L’augmentation de capital permet de désendetter les titres du groupe Ebra (dont « Les Dernières Nouvelles d’Alsace », « Le Progrès »…), alors que les taux d’intérêt ont flambé. Environ un tiers de ce montant est destiné à financer des projets futurs.
Une recapitalisation qui optimise la structure financière d’Ebra et lui donne des moyens nouveaux pour se développer, mais qui cristallise aussi l’addition salée que représentent, pour le Crédit Mutuel, ses aventures dans la presse régionale. Selon les informations de la « Lettre A » confirmées par nos sources, la banque aurait ainsi recapitalisé d’environ 458 millions d’euros le groupe de PQR installé dans l’est de la France, qui détient notamment les « Dernières Nouvelles d’Alsace », le « Républicain Lorrain », le « Dauphiné Libéré » ou encore « Le Progrès ».
Une opération d’envergure, qui vient apurer les comptes des différents journaux régionaux concernés, après des années d’une transformation coûteuse. Selon la « Lettre A », 20 millions d’euros auraient notamment été alloués au « Progrès », 7 millions d’euros aux « Dernières Nouvelles d’Alsace », tandis que « L’Est Républicain » et « Le Républicain Lorrain » auraient vu leurs dettes épongées, pour respectivement 67 et 80 millions d’euros.
Selon le président du groupe Ebra, Philippe Carli , cette recapitalisation a permis, pour les deux tiers, de rembourser la dette, d’effacer les comptes courants associés et de remettre le capital social dans le vert, et pour le dernier tiers à soutenir le développement futur.
Flambée des taux
Selon lui, cet apport n’est donc pas lié à de nouvelles difficultés économiques, mais constitue l’aboutissement d’un processus de transformation engagé depuis son arrivée en 2017. « Nous avions accumulé au cours des années une dette vis-à-vis du Crédit Mutuel. Celui-ci a fait, pendant plusieurs années, des apports réguliers d’argent en comptes courants associés pour couvrir les pertes d’exploitation, et financer la transformation et la restructuration du groupe entre 2018 et 2021, entraînant des besoins de trésorerie », explique-t-il.

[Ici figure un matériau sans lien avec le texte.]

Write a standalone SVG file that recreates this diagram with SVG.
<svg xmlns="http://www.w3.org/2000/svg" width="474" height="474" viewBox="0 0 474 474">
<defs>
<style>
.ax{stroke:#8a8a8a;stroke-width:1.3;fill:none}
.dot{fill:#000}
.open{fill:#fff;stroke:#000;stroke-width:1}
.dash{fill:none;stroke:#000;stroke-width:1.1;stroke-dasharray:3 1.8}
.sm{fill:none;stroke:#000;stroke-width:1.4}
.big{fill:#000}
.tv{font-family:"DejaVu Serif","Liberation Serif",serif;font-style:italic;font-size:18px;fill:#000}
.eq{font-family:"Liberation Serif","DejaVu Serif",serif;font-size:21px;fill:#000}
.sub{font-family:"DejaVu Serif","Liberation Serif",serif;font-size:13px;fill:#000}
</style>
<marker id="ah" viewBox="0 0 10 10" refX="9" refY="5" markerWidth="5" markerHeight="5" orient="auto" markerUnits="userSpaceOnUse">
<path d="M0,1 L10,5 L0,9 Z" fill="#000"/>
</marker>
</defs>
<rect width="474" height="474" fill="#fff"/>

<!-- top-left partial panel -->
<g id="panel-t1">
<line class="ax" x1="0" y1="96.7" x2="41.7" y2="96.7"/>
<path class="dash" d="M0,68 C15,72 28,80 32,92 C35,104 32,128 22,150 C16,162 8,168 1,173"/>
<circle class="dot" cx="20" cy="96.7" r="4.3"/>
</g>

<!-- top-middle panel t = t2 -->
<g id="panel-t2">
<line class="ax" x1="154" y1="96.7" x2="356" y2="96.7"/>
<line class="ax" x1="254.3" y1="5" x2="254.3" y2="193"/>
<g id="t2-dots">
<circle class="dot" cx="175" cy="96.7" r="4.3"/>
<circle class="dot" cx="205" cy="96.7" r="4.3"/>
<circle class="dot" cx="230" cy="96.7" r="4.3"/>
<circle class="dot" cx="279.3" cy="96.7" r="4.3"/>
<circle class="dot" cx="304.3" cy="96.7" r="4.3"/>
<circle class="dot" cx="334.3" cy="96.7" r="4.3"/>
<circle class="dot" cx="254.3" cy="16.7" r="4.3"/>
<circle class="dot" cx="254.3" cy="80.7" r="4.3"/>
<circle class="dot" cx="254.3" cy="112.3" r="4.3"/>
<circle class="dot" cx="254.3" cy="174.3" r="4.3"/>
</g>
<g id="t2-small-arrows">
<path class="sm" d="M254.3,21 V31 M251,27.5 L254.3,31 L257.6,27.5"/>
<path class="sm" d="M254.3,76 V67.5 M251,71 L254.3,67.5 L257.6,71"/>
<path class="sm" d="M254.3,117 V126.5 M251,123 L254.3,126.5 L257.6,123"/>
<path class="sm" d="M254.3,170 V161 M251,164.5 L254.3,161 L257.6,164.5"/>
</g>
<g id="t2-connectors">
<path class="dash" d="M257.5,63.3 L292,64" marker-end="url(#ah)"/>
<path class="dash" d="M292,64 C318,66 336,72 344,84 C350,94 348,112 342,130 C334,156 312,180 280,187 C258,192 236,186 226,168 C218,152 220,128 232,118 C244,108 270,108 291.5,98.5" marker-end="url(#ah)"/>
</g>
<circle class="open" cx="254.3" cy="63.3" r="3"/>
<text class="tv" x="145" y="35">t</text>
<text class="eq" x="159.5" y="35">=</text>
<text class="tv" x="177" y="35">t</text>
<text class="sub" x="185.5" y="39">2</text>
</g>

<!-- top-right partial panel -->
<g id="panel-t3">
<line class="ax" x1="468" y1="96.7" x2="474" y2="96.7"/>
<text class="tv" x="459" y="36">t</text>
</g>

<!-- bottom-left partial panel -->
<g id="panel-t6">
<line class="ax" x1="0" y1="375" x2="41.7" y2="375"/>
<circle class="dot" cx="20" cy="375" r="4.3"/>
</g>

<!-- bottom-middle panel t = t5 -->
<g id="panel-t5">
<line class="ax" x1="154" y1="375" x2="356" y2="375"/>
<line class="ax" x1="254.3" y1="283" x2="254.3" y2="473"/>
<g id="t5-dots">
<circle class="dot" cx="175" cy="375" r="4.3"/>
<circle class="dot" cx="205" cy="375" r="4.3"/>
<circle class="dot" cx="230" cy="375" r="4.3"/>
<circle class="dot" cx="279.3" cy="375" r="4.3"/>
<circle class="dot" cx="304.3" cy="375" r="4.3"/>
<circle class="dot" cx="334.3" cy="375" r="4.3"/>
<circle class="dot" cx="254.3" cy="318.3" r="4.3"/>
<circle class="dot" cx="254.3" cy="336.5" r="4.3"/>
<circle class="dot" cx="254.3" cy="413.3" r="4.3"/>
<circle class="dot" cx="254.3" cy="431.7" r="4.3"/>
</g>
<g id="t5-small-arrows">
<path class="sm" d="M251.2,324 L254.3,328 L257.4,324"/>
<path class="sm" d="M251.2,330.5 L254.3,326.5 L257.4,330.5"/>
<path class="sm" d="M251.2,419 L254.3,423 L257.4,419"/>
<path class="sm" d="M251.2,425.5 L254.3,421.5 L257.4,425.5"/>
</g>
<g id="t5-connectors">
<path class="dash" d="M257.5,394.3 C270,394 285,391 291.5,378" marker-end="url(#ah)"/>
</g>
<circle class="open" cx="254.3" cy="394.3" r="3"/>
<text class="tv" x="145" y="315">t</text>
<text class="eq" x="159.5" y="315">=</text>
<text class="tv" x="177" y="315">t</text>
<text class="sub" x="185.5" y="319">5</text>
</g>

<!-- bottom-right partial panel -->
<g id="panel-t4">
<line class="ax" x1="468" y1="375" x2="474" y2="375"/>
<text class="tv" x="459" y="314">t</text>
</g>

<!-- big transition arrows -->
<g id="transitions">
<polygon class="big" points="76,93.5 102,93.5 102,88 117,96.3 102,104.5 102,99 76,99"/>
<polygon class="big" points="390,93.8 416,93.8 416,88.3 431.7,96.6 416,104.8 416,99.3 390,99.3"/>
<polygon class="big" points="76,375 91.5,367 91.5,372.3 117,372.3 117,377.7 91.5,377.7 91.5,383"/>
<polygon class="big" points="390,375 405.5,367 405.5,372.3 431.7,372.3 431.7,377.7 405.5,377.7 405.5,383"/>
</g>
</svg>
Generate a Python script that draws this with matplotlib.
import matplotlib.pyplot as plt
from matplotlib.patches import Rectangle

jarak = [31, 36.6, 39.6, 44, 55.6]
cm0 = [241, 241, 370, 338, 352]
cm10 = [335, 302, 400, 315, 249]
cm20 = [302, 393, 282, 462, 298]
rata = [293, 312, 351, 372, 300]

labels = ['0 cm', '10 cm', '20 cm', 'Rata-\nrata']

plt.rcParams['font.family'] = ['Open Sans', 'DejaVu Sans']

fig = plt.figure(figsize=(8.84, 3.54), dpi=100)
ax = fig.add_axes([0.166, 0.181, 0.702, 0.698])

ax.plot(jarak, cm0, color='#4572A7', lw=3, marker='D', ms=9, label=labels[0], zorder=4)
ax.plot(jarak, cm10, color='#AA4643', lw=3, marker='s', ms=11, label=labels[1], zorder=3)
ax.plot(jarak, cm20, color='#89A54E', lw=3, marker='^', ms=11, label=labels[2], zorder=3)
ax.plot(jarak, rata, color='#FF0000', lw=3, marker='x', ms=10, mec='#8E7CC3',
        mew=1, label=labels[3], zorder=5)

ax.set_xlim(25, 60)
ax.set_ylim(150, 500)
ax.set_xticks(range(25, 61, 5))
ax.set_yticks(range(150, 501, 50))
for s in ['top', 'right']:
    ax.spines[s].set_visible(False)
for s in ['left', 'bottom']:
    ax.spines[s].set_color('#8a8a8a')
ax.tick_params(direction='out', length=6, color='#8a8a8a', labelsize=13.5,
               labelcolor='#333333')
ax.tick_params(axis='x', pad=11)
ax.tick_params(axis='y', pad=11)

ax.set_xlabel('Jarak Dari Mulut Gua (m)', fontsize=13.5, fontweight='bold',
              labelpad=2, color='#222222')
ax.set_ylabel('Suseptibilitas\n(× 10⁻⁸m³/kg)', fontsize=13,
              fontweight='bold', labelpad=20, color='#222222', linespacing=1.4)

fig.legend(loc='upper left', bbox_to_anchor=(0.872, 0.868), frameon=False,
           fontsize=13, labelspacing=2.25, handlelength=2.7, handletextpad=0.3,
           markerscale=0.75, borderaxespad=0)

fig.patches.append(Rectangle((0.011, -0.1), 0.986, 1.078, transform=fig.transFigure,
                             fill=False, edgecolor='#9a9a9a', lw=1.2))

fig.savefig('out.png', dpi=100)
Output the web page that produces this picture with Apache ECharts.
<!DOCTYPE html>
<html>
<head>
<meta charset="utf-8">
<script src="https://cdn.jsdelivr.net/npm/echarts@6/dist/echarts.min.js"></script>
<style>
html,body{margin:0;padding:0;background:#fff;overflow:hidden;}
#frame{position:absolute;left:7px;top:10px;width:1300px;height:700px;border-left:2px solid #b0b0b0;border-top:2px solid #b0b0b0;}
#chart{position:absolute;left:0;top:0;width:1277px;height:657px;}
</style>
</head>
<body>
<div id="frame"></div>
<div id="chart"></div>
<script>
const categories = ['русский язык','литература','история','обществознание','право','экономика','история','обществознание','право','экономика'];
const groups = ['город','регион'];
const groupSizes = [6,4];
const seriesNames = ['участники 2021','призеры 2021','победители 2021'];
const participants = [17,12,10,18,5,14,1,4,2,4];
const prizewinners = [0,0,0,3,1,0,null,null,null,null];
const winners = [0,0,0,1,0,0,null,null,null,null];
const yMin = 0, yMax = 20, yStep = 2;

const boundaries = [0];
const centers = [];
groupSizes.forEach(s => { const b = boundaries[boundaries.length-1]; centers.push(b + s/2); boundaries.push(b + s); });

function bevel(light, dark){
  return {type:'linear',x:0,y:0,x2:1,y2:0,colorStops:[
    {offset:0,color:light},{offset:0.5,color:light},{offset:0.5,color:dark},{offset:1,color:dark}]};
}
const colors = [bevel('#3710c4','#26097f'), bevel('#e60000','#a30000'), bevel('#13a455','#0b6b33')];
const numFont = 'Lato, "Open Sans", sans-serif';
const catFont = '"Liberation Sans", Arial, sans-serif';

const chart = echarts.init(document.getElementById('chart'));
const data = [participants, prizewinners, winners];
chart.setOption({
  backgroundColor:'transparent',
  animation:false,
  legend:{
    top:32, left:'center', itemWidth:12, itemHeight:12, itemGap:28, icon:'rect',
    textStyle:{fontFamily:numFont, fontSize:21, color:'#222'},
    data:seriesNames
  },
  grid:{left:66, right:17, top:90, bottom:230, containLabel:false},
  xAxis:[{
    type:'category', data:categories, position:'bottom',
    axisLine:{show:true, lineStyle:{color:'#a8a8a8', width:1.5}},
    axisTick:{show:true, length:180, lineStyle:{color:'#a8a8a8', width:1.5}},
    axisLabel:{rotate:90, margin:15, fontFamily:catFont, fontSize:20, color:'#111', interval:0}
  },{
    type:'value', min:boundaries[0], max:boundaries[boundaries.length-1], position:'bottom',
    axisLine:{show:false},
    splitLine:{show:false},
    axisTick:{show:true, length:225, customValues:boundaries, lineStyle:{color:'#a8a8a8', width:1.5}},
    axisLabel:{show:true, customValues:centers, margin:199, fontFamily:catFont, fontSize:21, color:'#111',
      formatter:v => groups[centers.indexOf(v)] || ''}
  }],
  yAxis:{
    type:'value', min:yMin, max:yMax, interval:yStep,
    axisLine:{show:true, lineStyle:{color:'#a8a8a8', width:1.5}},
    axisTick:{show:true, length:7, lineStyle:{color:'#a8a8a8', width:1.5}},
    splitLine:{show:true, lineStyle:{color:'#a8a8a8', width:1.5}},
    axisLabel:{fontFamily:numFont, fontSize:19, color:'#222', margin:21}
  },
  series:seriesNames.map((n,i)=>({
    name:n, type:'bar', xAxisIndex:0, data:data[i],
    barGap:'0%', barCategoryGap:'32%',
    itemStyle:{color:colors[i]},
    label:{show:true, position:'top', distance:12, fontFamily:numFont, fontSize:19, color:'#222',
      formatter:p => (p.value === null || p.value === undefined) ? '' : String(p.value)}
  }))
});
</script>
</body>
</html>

Ebra a notamment dû investir dans sa transformation digitale et financer un plan de départs, en 2018. « La transformation étant terminée, et le groupe désormais dans une dynamique de développement, nous avons souhaité achever la transformation par cette restructuration financière, en faisant une augmentation de capital », indique-t-il.
L’effacement des dettes soulagera les comptes des journaux du groupe, alors que les taux d’intérêt ont flambé. « Cette opération s’est imposée du fait des taux d’intérêt », juge le banquier d’affaires Jean-Clément Texier, fin connaisseur du secteur de la PQR. Ebra peut ainsi aller de l’avant. Le groupe a notamment réalisé en 2022 l’acquisition du groupe de presse numérique Humanoid, dans lequel il devrait continuer à monter au capital, et s’est aussi diversifié dans l’événementiel.
Plus de 1 milliard d’euros investis
Grâce à ses efforts de transformation et de maîtrise des coûts, le groupe a affiché en 2022 un excédent brut d’exploitation positif, même si le résultat net restait négatif. Comme le reste de la PQR, la société a toutefois fait face à des vents contraires, avec la flambée des prix du papier et de l’énergie, à laquelle se sont ajoutées les difficultés de recrutement de porteurs et celles du marché publicitaire. Autant de facteurs qui expliquent un recul des résultats fin juin 2023, par rapport au premier semestre 2022, selon le Crédit Mutuel.
Après avoir dépensé plus de 1 milliard d’euros dans la presse depuis 2006, selon une audition parlementaire de son président Nicolas Théry en janvier 2022, entre les acquisitions et les divers renflouements, la banque confirme donc son engagement dans cette activité onéreuse.